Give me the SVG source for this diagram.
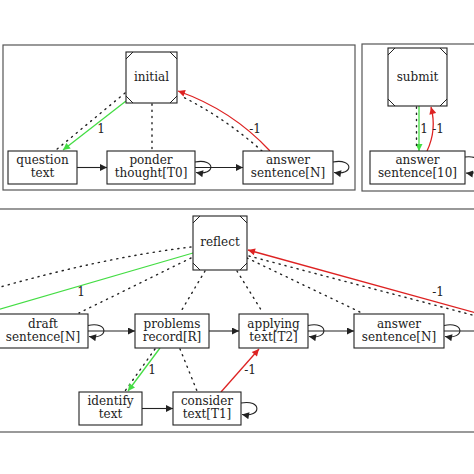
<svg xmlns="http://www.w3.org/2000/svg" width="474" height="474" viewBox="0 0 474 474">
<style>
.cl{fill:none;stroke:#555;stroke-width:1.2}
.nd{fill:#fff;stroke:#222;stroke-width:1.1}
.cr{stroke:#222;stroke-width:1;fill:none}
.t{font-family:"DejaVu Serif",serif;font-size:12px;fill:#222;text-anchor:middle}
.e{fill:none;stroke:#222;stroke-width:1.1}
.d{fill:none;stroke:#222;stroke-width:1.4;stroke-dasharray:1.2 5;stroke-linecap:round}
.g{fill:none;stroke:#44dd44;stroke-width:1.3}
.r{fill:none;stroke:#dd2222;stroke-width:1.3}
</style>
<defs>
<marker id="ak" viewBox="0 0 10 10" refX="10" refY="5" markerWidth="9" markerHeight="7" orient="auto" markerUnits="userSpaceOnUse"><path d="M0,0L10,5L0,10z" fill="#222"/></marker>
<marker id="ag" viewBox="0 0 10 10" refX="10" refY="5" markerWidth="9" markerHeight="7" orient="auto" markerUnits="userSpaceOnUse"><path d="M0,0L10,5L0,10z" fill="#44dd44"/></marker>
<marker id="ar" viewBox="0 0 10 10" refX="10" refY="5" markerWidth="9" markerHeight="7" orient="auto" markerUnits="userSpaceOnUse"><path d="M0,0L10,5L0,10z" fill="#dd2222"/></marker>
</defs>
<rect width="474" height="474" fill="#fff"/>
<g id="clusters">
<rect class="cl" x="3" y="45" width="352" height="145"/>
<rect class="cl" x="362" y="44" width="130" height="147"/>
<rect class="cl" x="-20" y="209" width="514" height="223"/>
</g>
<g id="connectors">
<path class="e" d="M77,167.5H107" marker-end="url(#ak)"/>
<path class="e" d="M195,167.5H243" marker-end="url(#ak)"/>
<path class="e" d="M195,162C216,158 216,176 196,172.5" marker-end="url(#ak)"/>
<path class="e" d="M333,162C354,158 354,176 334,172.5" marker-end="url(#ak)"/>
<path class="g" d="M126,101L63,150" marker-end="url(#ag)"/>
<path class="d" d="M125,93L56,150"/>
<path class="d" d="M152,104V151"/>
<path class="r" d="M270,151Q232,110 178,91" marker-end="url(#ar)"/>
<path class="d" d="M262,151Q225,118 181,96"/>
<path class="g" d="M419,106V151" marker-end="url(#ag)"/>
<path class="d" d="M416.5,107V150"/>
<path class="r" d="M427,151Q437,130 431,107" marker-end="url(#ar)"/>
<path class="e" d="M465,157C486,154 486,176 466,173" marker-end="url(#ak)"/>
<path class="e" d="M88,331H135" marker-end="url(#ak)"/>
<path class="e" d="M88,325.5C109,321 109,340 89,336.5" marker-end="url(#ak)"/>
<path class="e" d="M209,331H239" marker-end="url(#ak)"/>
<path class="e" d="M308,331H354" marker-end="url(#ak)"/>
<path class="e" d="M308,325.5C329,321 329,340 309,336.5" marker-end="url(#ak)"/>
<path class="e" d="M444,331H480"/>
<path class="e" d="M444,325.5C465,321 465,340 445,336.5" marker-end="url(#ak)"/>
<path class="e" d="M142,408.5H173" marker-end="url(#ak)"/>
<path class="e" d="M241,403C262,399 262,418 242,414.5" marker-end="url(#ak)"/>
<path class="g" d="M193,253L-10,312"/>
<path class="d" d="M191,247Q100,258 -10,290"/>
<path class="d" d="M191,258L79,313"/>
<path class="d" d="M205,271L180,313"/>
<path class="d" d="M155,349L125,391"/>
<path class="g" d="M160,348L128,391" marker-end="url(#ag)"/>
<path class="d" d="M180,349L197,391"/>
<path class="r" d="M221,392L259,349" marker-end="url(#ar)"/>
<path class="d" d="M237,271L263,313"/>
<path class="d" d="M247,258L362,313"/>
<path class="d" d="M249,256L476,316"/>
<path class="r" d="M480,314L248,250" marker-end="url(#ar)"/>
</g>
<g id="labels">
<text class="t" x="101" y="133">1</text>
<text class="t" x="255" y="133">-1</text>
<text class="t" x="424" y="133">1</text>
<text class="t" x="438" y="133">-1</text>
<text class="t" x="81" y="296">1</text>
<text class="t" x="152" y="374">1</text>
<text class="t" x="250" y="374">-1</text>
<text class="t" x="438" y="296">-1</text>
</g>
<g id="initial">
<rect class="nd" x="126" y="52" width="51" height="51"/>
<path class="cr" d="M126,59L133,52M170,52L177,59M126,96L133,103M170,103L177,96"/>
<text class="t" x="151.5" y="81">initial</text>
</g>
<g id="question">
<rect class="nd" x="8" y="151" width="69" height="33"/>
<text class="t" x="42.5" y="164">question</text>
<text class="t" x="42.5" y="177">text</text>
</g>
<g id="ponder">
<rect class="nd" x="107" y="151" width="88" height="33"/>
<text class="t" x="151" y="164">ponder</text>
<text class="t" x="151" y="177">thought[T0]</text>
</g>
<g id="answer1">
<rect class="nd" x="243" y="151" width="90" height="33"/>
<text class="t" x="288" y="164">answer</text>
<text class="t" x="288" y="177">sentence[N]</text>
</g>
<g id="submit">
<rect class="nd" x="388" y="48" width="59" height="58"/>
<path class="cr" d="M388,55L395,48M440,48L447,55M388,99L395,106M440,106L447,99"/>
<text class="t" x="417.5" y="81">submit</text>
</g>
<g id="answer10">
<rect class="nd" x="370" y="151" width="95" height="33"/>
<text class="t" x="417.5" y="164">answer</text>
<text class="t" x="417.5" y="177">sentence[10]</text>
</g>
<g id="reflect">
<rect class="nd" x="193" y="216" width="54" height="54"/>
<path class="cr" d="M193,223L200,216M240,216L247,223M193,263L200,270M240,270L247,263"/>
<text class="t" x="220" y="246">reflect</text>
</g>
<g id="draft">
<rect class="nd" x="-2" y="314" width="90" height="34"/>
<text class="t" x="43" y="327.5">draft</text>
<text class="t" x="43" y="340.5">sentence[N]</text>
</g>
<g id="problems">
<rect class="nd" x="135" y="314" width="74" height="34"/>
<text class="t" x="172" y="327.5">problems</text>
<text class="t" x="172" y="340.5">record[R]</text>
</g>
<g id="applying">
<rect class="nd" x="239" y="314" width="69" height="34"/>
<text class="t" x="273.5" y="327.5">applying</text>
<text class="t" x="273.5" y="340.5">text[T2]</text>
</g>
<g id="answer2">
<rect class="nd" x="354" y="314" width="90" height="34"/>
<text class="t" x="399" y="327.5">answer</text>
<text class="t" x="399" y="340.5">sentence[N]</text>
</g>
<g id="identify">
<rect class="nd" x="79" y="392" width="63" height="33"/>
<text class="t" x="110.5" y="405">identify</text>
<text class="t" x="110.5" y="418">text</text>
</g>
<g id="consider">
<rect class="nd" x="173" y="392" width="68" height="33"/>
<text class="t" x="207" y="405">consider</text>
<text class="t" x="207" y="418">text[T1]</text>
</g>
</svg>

☆ ☆ ☆ ☆ ☆ ☆ ☆

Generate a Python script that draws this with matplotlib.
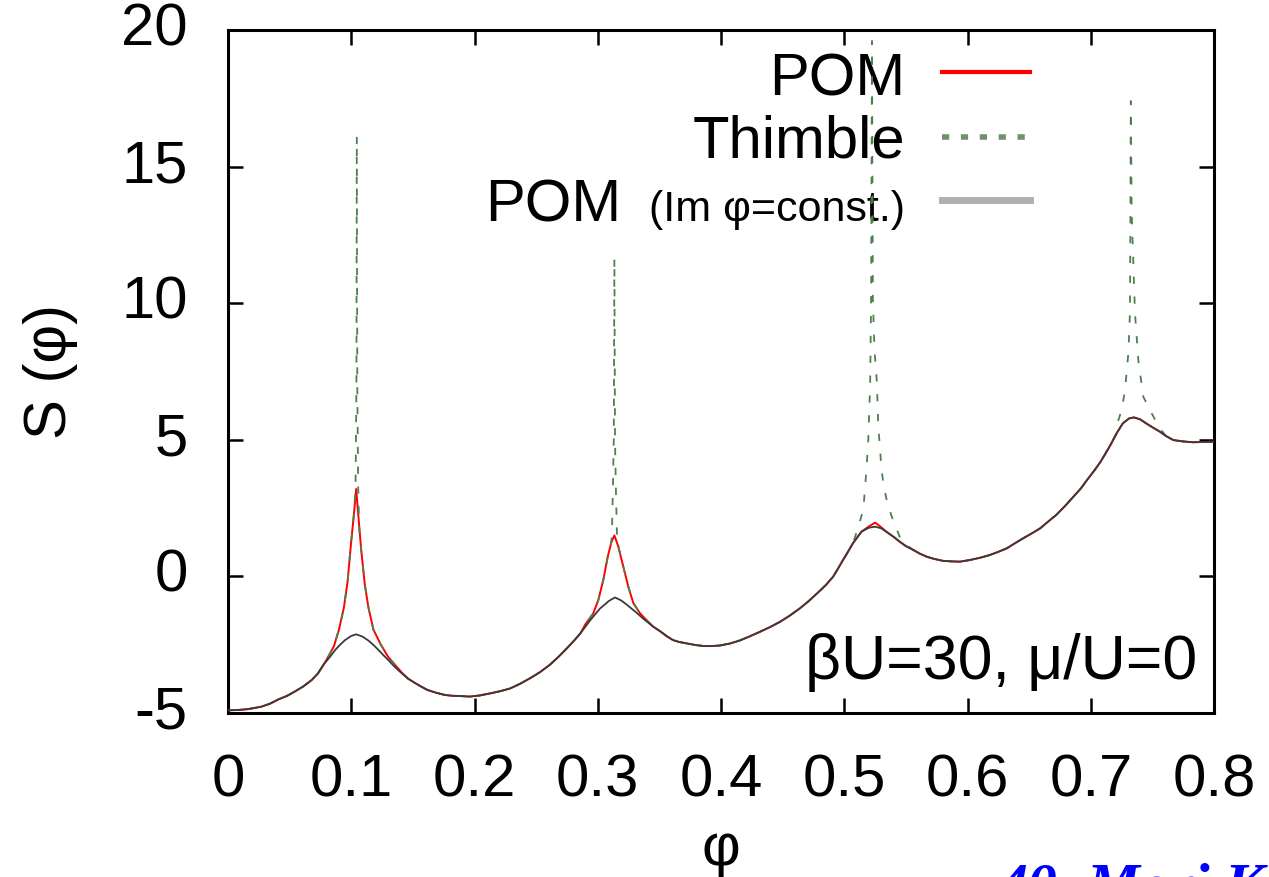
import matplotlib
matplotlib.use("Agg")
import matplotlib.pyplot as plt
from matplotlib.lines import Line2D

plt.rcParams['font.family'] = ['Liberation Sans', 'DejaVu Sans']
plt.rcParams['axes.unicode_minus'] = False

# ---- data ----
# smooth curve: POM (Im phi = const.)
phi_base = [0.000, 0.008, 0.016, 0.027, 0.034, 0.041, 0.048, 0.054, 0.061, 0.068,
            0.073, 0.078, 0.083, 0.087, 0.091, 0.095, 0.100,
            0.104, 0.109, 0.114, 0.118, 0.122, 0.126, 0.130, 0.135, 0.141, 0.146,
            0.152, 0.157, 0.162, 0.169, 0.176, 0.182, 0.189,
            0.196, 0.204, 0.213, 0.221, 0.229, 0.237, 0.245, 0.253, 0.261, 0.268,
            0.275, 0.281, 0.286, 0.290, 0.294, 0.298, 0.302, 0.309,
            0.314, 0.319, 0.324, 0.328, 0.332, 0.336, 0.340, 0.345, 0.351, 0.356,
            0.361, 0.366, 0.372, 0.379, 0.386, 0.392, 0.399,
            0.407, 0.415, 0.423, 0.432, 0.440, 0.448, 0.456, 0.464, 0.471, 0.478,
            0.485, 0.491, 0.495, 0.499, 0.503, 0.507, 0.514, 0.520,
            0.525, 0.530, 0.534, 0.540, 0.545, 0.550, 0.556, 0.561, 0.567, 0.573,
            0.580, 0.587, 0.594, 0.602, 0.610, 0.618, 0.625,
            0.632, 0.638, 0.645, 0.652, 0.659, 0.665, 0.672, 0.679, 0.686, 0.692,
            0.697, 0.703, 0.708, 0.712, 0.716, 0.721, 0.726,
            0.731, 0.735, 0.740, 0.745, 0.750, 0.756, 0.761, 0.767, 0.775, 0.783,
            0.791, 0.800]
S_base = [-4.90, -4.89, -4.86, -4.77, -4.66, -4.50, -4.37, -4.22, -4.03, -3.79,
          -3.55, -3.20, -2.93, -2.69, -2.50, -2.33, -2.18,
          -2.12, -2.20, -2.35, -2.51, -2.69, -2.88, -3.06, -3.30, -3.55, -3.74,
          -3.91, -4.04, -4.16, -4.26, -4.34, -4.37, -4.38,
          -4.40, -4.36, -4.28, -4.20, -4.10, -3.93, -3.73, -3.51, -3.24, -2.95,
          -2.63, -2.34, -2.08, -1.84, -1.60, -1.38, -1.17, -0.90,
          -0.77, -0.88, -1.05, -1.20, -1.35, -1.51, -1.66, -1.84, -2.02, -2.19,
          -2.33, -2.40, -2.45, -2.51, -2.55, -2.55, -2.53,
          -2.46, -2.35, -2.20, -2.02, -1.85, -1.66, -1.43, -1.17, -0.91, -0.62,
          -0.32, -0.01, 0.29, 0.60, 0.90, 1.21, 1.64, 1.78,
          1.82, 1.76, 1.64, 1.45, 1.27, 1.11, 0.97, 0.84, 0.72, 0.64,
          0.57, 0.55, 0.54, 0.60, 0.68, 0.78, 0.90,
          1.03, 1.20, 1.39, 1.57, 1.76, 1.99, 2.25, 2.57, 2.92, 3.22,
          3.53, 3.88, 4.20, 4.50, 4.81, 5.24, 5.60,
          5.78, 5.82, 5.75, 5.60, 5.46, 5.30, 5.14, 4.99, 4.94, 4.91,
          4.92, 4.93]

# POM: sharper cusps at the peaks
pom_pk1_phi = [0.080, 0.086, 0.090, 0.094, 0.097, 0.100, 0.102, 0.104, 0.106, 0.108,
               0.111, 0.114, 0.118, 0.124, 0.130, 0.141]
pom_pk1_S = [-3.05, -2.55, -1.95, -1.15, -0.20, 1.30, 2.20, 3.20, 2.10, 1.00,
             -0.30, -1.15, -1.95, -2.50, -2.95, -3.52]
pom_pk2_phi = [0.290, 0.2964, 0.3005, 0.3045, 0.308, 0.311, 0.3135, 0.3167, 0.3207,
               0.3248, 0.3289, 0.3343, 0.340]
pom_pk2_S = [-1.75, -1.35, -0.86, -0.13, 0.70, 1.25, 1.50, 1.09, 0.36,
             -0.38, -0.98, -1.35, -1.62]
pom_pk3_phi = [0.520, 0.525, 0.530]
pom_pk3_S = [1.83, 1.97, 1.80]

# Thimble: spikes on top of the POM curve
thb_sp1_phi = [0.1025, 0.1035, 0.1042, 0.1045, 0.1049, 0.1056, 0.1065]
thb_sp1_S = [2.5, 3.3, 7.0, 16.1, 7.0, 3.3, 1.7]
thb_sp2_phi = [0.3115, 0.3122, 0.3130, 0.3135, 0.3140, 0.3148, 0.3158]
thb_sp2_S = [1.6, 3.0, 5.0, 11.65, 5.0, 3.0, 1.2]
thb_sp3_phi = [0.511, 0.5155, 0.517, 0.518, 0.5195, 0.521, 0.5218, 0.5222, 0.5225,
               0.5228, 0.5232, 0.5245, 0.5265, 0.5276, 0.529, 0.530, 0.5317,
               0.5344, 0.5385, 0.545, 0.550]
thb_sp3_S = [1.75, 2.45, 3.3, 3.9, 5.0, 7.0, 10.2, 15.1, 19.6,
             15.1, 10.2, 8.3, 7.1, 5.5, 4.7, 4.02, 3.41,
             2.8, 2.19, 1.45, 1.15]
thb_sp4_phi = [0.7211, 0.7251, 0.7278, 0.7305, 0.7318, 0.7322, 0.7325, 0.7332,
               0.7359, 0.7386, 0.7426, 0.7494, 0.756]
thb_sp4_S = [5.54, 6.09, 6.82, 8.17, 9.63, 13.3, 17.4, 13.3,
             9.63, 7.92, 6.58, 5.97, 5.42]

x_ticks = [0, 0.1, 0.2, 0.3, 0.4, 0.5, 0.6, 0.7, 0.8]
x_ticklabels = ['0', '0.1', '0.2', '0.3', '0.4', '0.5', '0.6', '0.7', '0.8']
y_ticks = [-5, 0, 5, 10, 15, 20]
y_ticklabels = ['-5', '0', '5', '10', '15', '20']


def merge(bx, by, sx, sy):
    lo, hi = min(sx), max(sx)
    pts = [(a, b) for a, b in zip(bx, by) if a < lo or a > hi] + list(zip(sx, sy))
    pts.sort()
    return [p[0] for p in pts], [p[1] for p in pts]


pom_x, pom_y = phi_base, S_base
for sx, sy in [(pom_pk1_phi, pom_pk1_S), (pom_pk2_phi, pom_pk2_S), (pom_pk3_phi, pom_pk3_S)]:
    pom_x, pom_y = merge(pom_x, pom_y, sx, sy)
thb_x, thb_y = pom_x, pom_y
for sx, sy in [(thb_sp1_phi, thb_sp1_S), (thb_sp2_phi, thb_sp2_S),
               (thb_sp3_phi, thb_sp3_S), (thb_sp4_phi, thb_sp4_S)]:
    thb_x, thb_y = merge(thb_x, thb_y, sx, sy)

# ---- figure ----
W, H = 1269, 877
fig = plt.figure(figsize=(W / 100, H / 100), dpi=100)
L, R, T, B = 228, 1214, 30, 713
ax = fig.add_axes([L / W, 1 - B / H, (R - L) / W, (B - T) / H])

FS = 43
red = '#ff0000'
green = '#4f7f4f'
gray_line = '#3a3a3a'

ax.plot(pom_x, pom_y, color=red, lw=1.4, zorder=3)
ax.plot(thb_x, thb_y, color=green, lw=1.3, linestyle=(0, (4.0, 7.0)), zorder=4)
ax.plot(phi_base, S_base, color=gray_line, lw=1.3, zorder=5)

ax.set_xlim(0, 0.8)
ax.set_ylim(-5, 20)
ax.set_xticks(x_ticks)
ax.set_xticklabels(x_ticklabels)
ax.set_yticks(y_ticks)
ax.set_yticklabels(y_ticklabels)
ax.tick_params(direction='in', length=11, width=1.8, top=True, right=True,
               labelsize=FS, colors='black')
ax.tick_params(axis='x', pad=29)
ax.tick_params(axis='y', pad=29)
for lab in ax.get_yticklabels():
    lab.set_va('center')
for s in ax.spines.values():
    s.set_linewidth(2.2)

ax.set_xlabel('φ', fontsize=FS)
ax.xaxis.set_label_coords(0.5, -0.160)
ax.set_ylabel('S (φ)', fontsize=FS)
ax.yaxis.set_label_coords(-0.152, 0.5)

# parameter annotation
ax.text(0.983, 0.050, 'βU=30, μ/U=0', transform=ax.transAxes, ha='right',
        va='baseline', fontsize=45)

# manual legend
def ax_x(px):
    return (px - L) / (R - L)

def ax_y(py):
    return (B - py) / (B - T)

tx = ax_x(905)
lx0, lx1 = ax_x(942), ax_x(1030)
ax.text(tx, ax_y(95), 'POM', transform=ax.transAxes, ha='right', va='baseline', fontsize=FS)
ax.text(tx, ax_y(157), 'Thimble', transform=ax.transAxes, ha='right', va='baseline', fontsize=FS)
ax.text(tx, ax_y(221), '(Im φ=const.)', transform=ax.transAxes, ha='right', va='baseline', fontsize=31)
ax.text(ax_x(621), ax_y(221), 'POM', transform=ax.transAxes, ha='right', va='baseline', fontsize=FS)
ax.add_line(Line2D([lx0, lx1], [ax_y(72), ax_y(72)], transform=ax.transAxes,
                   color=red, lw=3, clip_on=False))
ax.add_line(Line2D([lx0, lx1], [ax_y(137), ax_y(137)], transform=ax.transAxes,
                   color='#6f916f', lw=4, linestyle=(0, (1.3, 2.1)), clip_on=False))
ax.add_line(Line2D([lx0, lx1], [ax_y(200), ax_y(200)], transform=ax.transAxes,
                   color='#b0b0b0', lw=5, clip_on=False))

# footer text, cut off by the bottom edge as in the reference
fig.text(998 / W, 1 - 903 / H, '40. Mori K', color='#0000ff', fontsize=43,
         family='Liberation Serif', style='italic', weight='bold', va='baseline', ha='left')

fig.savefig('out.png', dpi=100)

☆ ☆ ☆ ☆ ☆ ☆ ☆

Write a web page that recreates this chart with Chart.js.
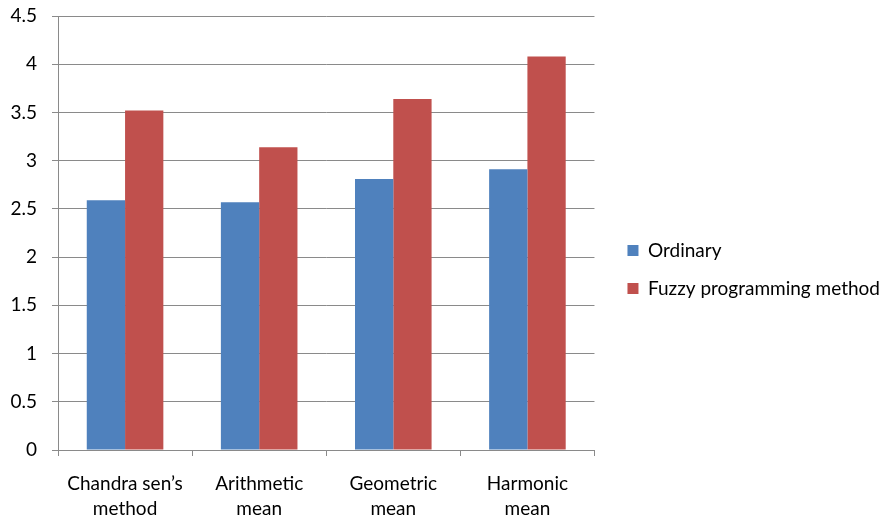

☆ ☆ ☆ ☆ ☆ ☆ ☆

What this task involves
Only the lines between the line with "Generate a Python" and the line with "plt.rcParams['axes.unicode_minus'] = False", inclusive, should be reproduced, exactly as written and without pictures.

Expected output
Generate a Python script that draws this with matplotlib.
import matplotlib
matplotlib.use("Agg")
import matplotlib.pyplot as plt
from matplotlib.lines import Line2D

plt.rcParams['font.family'] = ['Liberation Sans', 'DejaVu Sans']
plt.rcParams['axes.unicode_minus'] = False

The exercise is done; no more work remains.